§ **EXERCISE DESCRIPTION**
Write every entry out again exactly, please, and skip the pictures.

====

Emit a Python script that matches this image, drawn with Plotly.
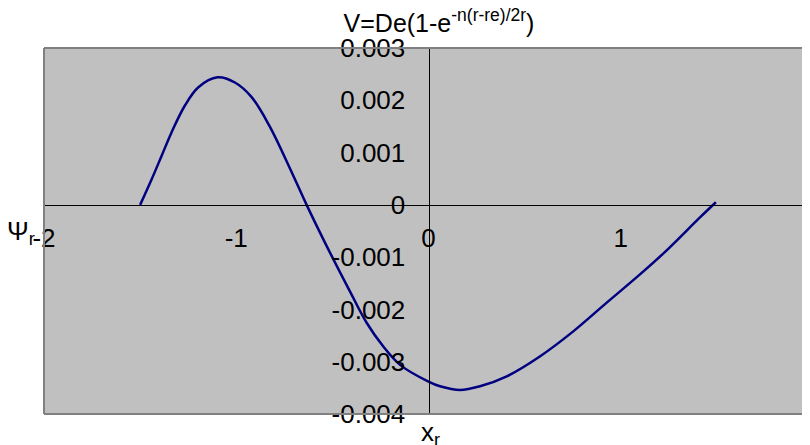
import plotly.graph_objects as go

# wavefunction (x in r units, psi values)
x_r = [-1.500, -1.440, -1.388, -1.336, -1.267, -1.197, -1.097, -1.007, -0.920, -0.826,
       -0.720, -0.634, -0.547, -0.408, -0.321, -0.235, -0.148, 0.000, 0.060,
       0.164, 0.268, 0.407, 0.579, 0.753, 0.927, 1.100, 1.236, 1.412, 1.495]
psi_r = [0.0, 0.00049, 0.00094, 0.00139, 0.00190, 0.00225, 0.00244, 0.00234, 0.00206,
         0.00150, 0.00069, 0.0, -0.00066, -0.00166, -0.00226, -0.00271,
         -0.00306, -0.00338, -0.00347, -0.00354, -0.00347, -0.00328, -0.00290, -0.00242,
         -0.00187, -0.00133, -0.00088, -0.00024, 0.00005]

x_ticks = [-2, -1, 0, 1]
x_ticktext = ["-2", "-1", "0", "1"]
y_ticks = [-0.004, -0.003, -0.002, -0.001, 0, 0.001, 0.002, 0.003]
y_ticktext = ["-0.004", "-0.003", "-0.002", "-0.001", "0", "0.001", "0.002", "0.003"]

FONT = "Arial, Liberation Sans, sans-serif"
OFF = 8                     # page body margin
W, H = 810 - OFF, 445 - OFF
L, R, T, B = 44 - OFF, 0, 48 - OFF, 31
x_min = -2.0
x_max = -2.0 + (W - L - R) / 192.25   # plot area runs past the window edge
y_min, y_max = -0.004, 0.003
ph = H - T - B
pw = W - L - R


def py(ref_y):
    # reference pixel row -> paper fraction
    return (H - B - (ref_y - OFF)) / ph


def px(ref_x):
    return (ref_x - OFF - L) / pw


fig = go.Figure()
fig.add_trace(go.Scatter(x=x_r, y=psi_r, mode="lines",
                         line=dict(color="#000080", width=2.5, shape="spline", smoothing=1.0),
                         showlegend=False, hoverinfo="skip"))

x_pos = (0 - x_min) / (x_max - x_min)
y_pos = (0 - y_min) / (y_max - y_min)

fig.update_xaxes(range=[x_min, x_max], anchor="free", position=y_pos, showgrid=False,
                 zeroline=False, showline=True, linecolor="black", linewidth=1,
                 tickvals=x_ticks, ticktext=x_ticktext, ticks="", ticklabelstandoff=10,
                 tickfont=dict(family=FONT, size=26, color="black"))
fig.update_yaxes(range=[y_min, y_max], anchor="free", position=x_pos, showgrid=False,
                 zeroline=False, showline=True, linecolor="black", linewidth=1,
                 tickvals=y_ticks, ticktext=y_ticktext, ticks="", ticklabelstandoff=18,
                 tickfont=dict(family=FONT, size=26, color="black"))

# plot-area border (top, left, bottom; right edge is off-screen)
for x0, y0, x1, y1 in [(0, 1, 1, 1), (0, 0, 0, 1), (0, 0, 1, 0)]:
    fig.add_shape(type="line", xref="paper", yref="paper", x0=x0, y0=y0, x1=x1, y1=y1,
                  line=dict(color="#808080", width=2))

fig.add_annotation(text="2", xref="paper", yref="paper", x=(2 - x_min) / (x_max - x_min),
                   y=py(237), xanchor="center", yanchor="middle", showarrow=False,
                   font=dict(family=FONT, size=26, color="black"))
fig.add_annotation(text="Ψ<sub>r</sub>", xref="paper", yref="paper", x=px(5),
                   y=py(232), xanchor="left", yanchor="middle", showarrow=False,
                   font=dict(family=FONT, size=26, color="black"))
fig.add_annotation(text="x<sub>r</sub>", xref="paper", yref="paper", x=px(430),
                   y=py(433), xanchor="center", yanchor="middle", showarrow=False,
                   font=dict(family=FONT, size=26, color="black"))

fig.update_layout(
    width=W, height=H, margin=dict(l=L, r=R, t=T, b=B),
    paper_bgcolor="white", plot_bgcolor="#C0C0C0",
    title=dict(text="V=De(1-e<sup>-n(r-re)/2r</sup>)", x=(439 - OFF) / W, xref="container",
               xanchor="center", y=1 - (23 - OFF) / H, yref="container", yanchor="middle",
               font=dict(family=FONT, size=25, color="black")),
)

fig.write_html("out.html")
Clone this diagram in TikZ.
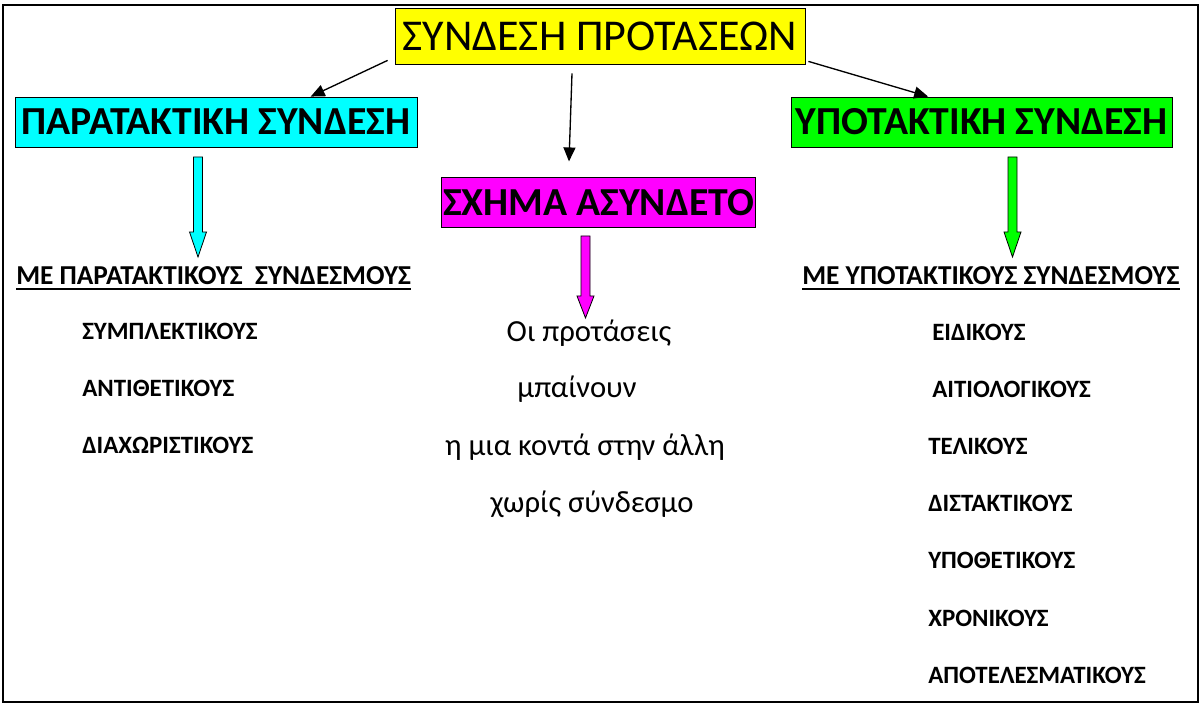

====

§ **EXPECTED ANSWER**
Emit a Python script that matches this image, drawn with Plotly.
import plotly.graph_objects as go

# wavefunction (x in r units, psi values)
x_r = [-1.500, -1.440, -1.388, -1.336, -1.267, -1.197, -1.097, -1.007, -0.920, -0.826,
       -0.720, -0.634, -0.547, -0.408, -0.321, -0.235, -0.148, 0.000, 0.060,
       0.164, 0.268, 0.407, 0.579, 0.753, 0.927, 1.100, 1.236, 1.412, 1.495]
psi_r = [0.0, 0.00049, 0.00094, 0.00139, 0.00190, 0.00225, 0.00244, 0.00234, 0.00206,
         0.00150, 0.00069, 0.0, -0.00066, -0.00166, -0.00226, -0.00271,
         -0.00306, -0.00338, -0.00347, -0.00354, -0.00347, -0.00328, -0.00290, -0.00242,
         -0.00187, -0.00133, -0.00088, -0.00024, 0.00005]

x_ticks = [-2, -1, 0, 1]
x_ticktext = ["-2", "-1", "0", "1"]
y_ticks = [-0.004, -0.003, -0.002, -0.001, 0, 0.001, 0.002, 0.003]
y_ticktext = ["-0.004", "-0.003", "-0.002", "-0.001", "0", "0.001", "0.002", "0.003"]

FONT = "Arial, Liberation Sans, sans-serif"
OFF = 8                     # page body margin
W, H = 810 - OFF, 445 - OFF
L, R, T, B = 44 - OFF, 0, 48 - OFF, 31
x_min = -2.0
x_max = -2.0 + (W - L - R) / 192.25   # plot area runs past the window edge
y_min, y_max = -0.004, 0.003
ph = H - T - B
pw = W - L - R


def py(ref_y):
    # reference pixel row -> paper fraction
    return (H - B - (ref_y - OFF)) / ph


def px(ref_x):
    return (ref_x - OFF - L) / pw


fig = go.Figure()
fig.add_trace(go.Scatter(x=x_r, y=psi_r, mode="lines",
                         line=dict(color="#000080", width=2.5, shape="spline", smoothing=1.0),
                         showlegend=False, hoverinfo="skip"))

x_pos = (0 - x_min) / (x_max - x_min)
y_pos = (0 - y_min) / (y_max - y_min)

fig.update_xaxes(range=[x_min, x_max], anchor="free", position=y_pos, showgrid=False,
                 zeroline=False, showline=True, linecolor="black", linewidth=1,
                 tickvals=x_ticks, ticktext=x_ticktext, ticks="", ticklabelstandoff=10,
                 tickfont=dict(family=FONT, size=26, color="black"))
fig.update_yaxes(range=[y_min, y_max], anchor="free", position=x_pos, showgrid=False,
                 zeroline=False, showline=True, linecolor="black", linewidth=1,
                 tickvals=y_ticks, ticktext=y_ticktext, ticks="", ticklabelstandoff=18,
                 tickfont=dict(family=FONT, size=26, color="black"))

# plot-area border (top, left, bottom; right edge is off-screen)
for x0, y0, x1, y1 in [(0, 1, 1, 1), (0, 0, 0, 1), (0, 0, 1, 0)]:
    fig.add_shape(type="line", xref="paper", yref="paper", x0=x0, y0=y0, x1=x1, y1=y1,
                  line=dict(color="#808080", width=2))

fig.add_annotation(text="2", xref="paper", yref="paper", x=(2 - x_min) / (x_max - x_min),
                   y=py(237), xanchor="center", yanchor="middle", showarrow=False,
                   font=dict(family=FONT, size=26, color="black"))
fig.add_annotation(text="Ψ<sub>r</sub>", xref="paper", yref="paper", x=px(5),
                   y=py(232), xanchor="left", yanchor="middle", showarrow=False,
                   font=dict(family=FONT, size=26, color="black"))
fig.add_annotation(text="x<sub>r</sub>", xref="paper", yref="paper", x=px(430),
                   y=py(433), xanchor="center", yanchor="middle", showarrow=False,
                   font=dict(family=FONT, size=26, color="black"))

fig.update_layout(
    width=W, height=H, margin=dict(l=L, r=R, t=T, b=B),
    paper_bgcolor="white", plot_bgcolor="#C0C0C0",
    title=dict(text="V=De(1-e<sup>-n(r-re)/2r</sup>)", x=(439 - OFF) / W, xref="container",
               xanchor="center", y=1 - (23 - OFF) / H, yref="container", yanchor="middle",
               font=dict(family=FONT, size=25, color="black")),
)

fig.write_html("out.html")
Clone this diagram in TikZ.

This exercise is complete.